NPS Vatsalya is part of India’s National Pension System. It targets children below 18 years of age, including those who are non‑resident Indians or Overseas Citizens of India. The account is opened in the minor’s name but operated by a parent or legal guardian until the child attains adulthood. The scheme aims to provide financial security and teach the value of long‑term investment.

Key features

  • Eligibility: Any Indian citizen or NRI/OCI can open an NPS Vatsalya account for a child under 18. A guardian can open accounts for multiple children.
  • Contributions: To open an account, a minimum initial deposit (around ₹1,000) is required. Subsequent contributions are flexible with no upper limit. Payments can be monthly, quarterly or in lump sums, and the guardian may choose among registered pension funds.
  • Partial withdrawal: After the account has been active for at least three years, up to 25 percent of the contributions (excluding returns) can be withdrawn for specific purposes such as education or treatment of a serious illness of the child.
  • Transition at adulthood: When the beneficiary turns 18, the account remains active but requires a fresh know‑your‑customer (KYC) process.
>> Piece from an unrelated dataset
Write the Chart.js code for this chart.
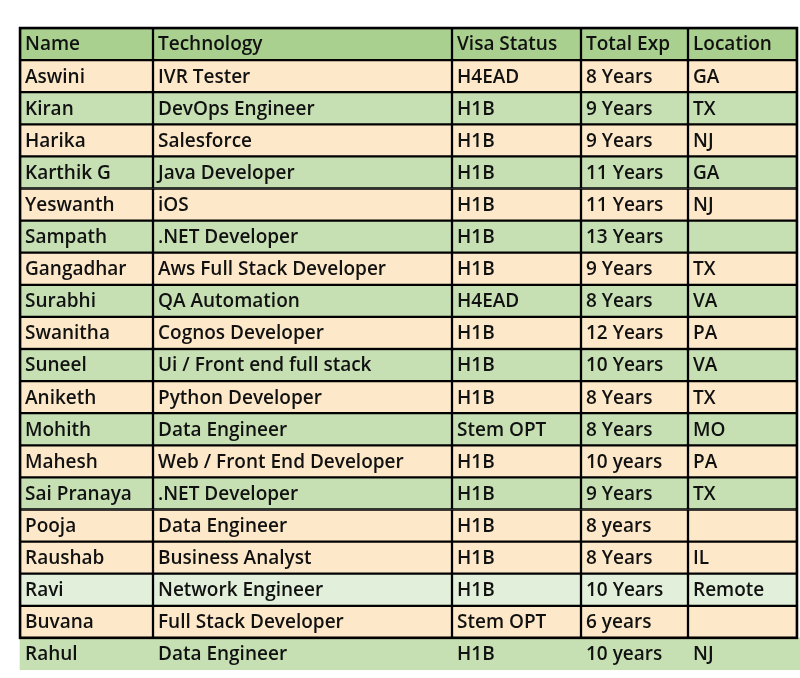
<!DOCTYPE html>
<html>
<head>
<meta charset="utf-8">
<script src="https://cdn.jsdelivr.net/npm/chart.js@4"></script>
<style>
  body { margin: 0; background: #fff; }
  #wrap { width: 800px; height: 678px; }
</style>
</head>
<body>
<div id="wrap"><canvas id="tbl"></canvas></div>
<script>
const headers = ["Name", "Technology", "Visa Status", "Total Exp", "Location"];
const names = ["Aswini", "Kiran", "Harika", "Karthik G", "Yeswanth", "Sampath", "Gangadhar", "Surabhi", "Swanitha", "Suneel", "Aniketh", "Mohith", "Mahesh", "Sai Pranaya", "Pooja", "Raushab", "Ravi", "Buvana", "Rahul"];
const technology = ["IVR Tester", "DevOps Engineer", "Salesforce", "Java Developer", "iOS", ".NET Developer", "Aws Full Stack Developer", "QA Automation", "Cognos Developer", "Ui / Front end full stack", "Python Developer", "Data Engineer", "Web / Front End Developer", ".NET Developer", "Data Engineer", "Business Analyst", "Network Engineer", "Full Stack Developer", "Data Engineer"];
const visa = ["H4EAD", "H1B", "H1B", "H1B", "H1B", "H1B", "H1B", "H4EAD", "H1B", "H1B", "H1B", "Stem OPT", "H1B", "H1B", "H1B", "H1B", "H1B", "Stem OPT", "H1B"];
const experience = ["8 Years", "9 Years", "9 Years", "11 Years", "11 Years", "13 Years", "9 Years", "8 Years", "12 Years", "10 Years", "8 Years", "8 Years", "10 years", "9 Years", "8 years", "8 Years", "10 Years", "6 years", "10 years"];
const location_ = ["GA", "TX", "NJ", "GA", "NJ", "", "TX", "VA", "PA", "VA", "TX", "MO", "PA", "TX", "", "IL", "Remote", "", "NJ"];
// row shading: h = header, p = peach, g = green, l = light green
const shades = ["h", "p", "g", "p", "g", "p", "g", "p", "g", "p", "g", "p", "g", "p", "g", "p", "p", "l", "p", "g"];

// column edges in table units (pixels of the original sheet)
const colEdges = [20, 153, 452, 581, 688, 797];
const shadeColor = { h: "#a9d08e", p: "#fde9c9", g: "#c6e0b4", l: "#e2efda" };

const columns = [names, technology, visa, experience, location_];
const rowLabels = ["header"].concat(names.map((n, i) => n + "#" + i));
const lastRow = rowLabels.length - 1;

const datasets = columns.map((col, c) => ({
  label: headers[c],
  data: rowLabels.map((r, i) => {
    if (i === lastRow) return [colEdges[c], c === 4 ? 800 : colEdges[c + 1]];
    return [colEdges[c], colEdges[c + 1]];
  }),
  backgroundColor: shades.map(s => shadeColor[s]),
  borderColor: "#000",
  borderWidth: rowLabels.map((r, i) => (i === lastRow ? 0 : 1.5)),
  borderSkipped: false,
  grouped: false,
  barPercentage: 1,
  categoryPercentage: 1,
}));

const cellText = {
  id: "cellText",
  afterDatasetsDraw(chart) {
    const ctx = chart.ctx;
    const x = chart.scales.x, y = chart.scales.y;
    ctx.save();
    ctx.fillStyle = "#111";
    ctx.font = "600 19px 'Open Sans'";
    ctx.textBaseline = "middle";
    rowLabels.forEach((r, i) => {
      const yy = y.getPixelForValue(i) + 1;
      columns.forEach((col, c) => {
        const txt = i === 0 ? headers[c] : col[i - 1];
        ctx.fillText(txt, x.getPixelForValue(colEdges[c]) + 5, yy);
      });
    });
    // thick outer border
    ctx.strokeStyle = "#000";
    ctx.lineWidth = 2.5;
    const half = (y.getPixelForValue(1) - y.getPixelForValue(0)) / 2;
    const top = y.getPixelForValue(0) - half;
    const bot = y.getPixelForValue(lastRow) - half;
    ctx.strokeRect(x.getPixelForValue(colEdges[0]), top, x.getPixelForValue(colEdges[5]) - x.getPixelForValue(colEdges[0]), bot - top);
    ctx.restore();
  },
};

new Chart(document.getElementById("tbl"), {
  type: "bar",
  data: { labels: rowLabels, datasets: datasets },
  options: {
    indexAxis: "y",
    responsive: true,
    maintainAspectRatio: false,
    animation: false,
    layout: { padding: { left: 0, right: 0, top: 28, bottom: 8 } },
    plugins: { legend: { display: false }, tooltip: { enabled: false } },
    scales: {
      x: { type: "linear", min: 0, max: 800, display: false },
      y: { display: false },
    },
  },
  plugins: [cellText],
});
</script>
</body>
</html>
The young adult may continue under the standard NPS Tier‑I scheme, exit and withdraw up to 60 percent of the corpus (with the remainder used to purchase an annuity), or transfer the funds to a different pension account.
  • Tax benefits: Contributions qualify for deductions under Sections 80C and 80CCD(1B) of the Income Tax Act, allowing an additional ₹50,000 deduction over and above the ₹1.5 lakh limit. Investment returns are market‑linked, and tax applies only when money is withdrawn.
  • Financial education: The scheme includes initiatives to train Anganwadi and ASHA workers and other community volunteers to spread awareness about retirement savings. It seeks to instil saving habits across generations and promote inclusivity in the pension system.

Significance

By creating a pension account in childhood, NPS Vatsalya harnesses the power of compounding over decades. It helps families secure a retirement corpus for their children, offers tax incentives and spreads financial literacy. The flexibility in contributions and withdrawal rules makes it attractive for households with varying incomes. However, guardians should choose investment options based on risk tolerance and regularly review the account once the child becomes an adult.